**Data lines**
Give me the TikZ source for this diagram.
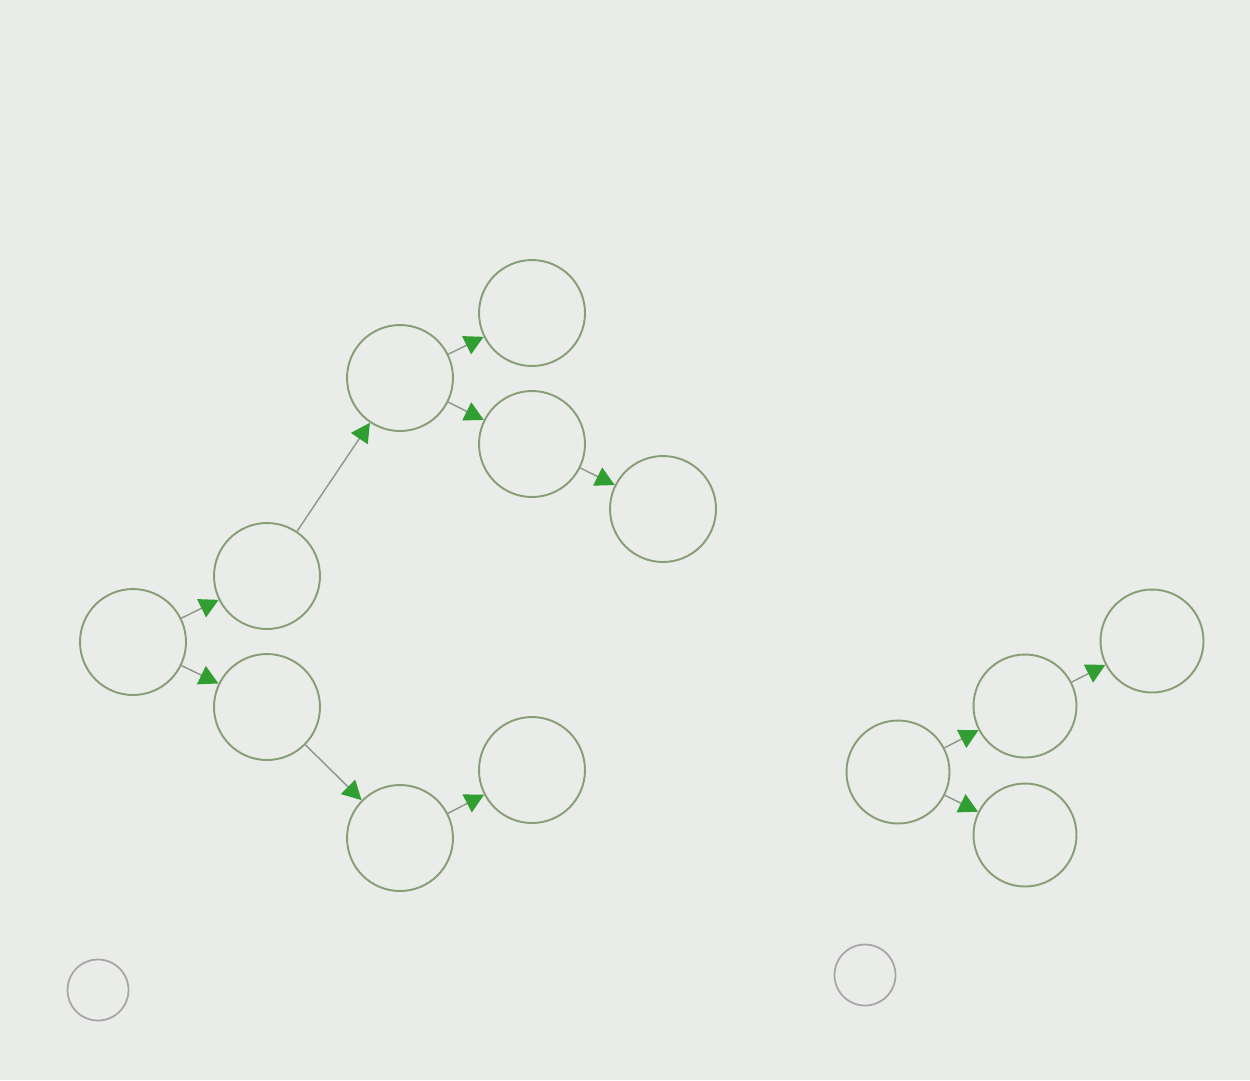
\documentclass[tikz,border=0pt]{standalone}
\usetikzlibrary{arrows.meta}
\definecolor{paper}{RGB}{234,236,233}
\definecolor{ring}{RGB}{135,158,118}
\definecolor{tipgreen}{RGB}{48,158,48}
\definecolor{wire}{RGB}{140,150,138}
\begin{document}
\begin{tikzpicture}[x=0.02cm,y=-0.02cm,
  vertex/.style={circle,draw=ring,line width=1.1pt,minimum size=2.12cm,inner sep=0pt},
  leaf/.style={circle,draw=gray!70,line width=1pt,minimum size=1.22cm,inner sep=0pt},
  link/.style={draw=wire,line width=0.8pt,
    -{Triangle[length=0.38cm,width=0.4cm,fill=tipgreen,color=tipgreen]}}]
  \fill[paper] (0,0) rectangle (1250,1080);
  \useasboundingbox (0,0) rectangle (1250,1080);
  % left tree
  \node[vertex] (a) at (133,642) {};
  \node[vertex] (b) at (267,576) {};
  \node[vertex] (c) at (267,707) {};
  \node[vertex] (d) at (400,378) {};
  \node[vertex] (e) at (532,313) {};
  \node[vertex] (f) at (532,444) {};
  \node[vertex] (g) at (663,509) {};
  \node[vertex] (h) at (400,838) {};
  \node[vertex] (i) at (532,770) {};
  % right tree
  \node[vertex,minimum size=2.06cm] (j) at (898,772) {};
  \node[vertex,minimum size=2.06cm] (k) at (1025,706) {};
  \node[vertex,minimum size=2.06cm] (l) at (1152,641) {};
  \node[vertex,minimum size=2.06cm] (m) at (1025,835) {};
  % small ones
  \node[leaf] (s1) at (98,990) {};
  \node[leaf] (s2) at (865,975) {};
  \draw[link] (a) -- (b);
  \draw[link] (a) -- (c);
  \draw[link] (b) -- (d);
  \draw[link] (d) -- (e);
  \draw[link] (d) -- (f);
  \draw[link] (f) -- (g);
  \draw[link] (c) -- (h);
  \draw[link] (h) -- (i);
  \draw[link] (j) -- (k);
  \draw[link] (j) -- (m);
  \draw[link] (k) -- (l);
\end{tikzpicture}
\end{document}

**Exercise**
Print each line of the material above exactly, with the pictures removed from your copy.

**Task answer**
Give me the TikZ source for this diagram.
\documentclass[tikz,border=0pt]{standalone}
\usetikzlibrary{arrows.meta}
\definecolor{paper}{RGB}{234,236,233}
\definecolor{ring}{RGB}{135,158,118}
\definecolor{tipgreen}{RGB}{48,158,48}
\definecolor{wire}{RGB}{140,150,138}
\begin{document}
\begin{tikzpicture}[x=0.02cm,y=-0.02cm,
  vertex/.style={circle,draw=ring,line width=1.1pt,minimum size=2.12cm,inner sep=0pt},
  leaf/.style={circle,draw=gray!70,line width=1pt,minimum size=1.22cm,inner sep=0pt},
  link/.style={draw=wire,line width=0.8pt,
    -{Triangle[length=0.38cm,width=0.4cm,fill=tipgreen,color=tipgreen]}}]
  \fill[paper] (0,0) rectangle (1250,1080);
  \useasboundingbox (0,0) rectangle (1250,1080);
  % left tree
  \node[vertex] (a) at (133,642) {};
  \node[vertex] (b) at (267,576) {};
  \node[vertex] (c) at (267,707) {};
  \node[vertex] (d) at (400,378) {};
  \node[vertex] (e) at (532,313) {};
  \node[vertex] (f) at (532,444) {};
  \node[vertex] (g) at (663,509) {};
  \node[vertex] (h) at (400,838) {};
  \node[vertex] (i) at (532,770) {};
  % right tree
  \node[vertex,minimum size=2.06cm] (j) at (898,772) {};
  \node[vertex,minimum size=2.06cm] (k) at (1025,706) {};
  \node[vertex,minimum size=2.06cm] (l) at (1152,641) {};
  \node[vertex,minimum size=2.06cm] (m) at (1025,835) {};
  % small ones
  \node[leaf] (s1) at (98,990) {};
  \node[leaf] (s2) at (865,975) {};
  \draw[link] (a) -- (b);
  \draw[link] (a) -- (c);
  \draw[link] (b) -- (d);
  \draw[link] (d) -- (e);
  \draw[link] (d) -- (f);
  \draw[link] (f) -- (g);
  \draw[link] (c) -- (h);
  \draw[link] (h) -- (i);
  \draw[link] (j) -- (k);
  \draw[link] (j) -- (m);
  \draw[link] (k) -- (l);
\end{tikzpicture}
\end{document}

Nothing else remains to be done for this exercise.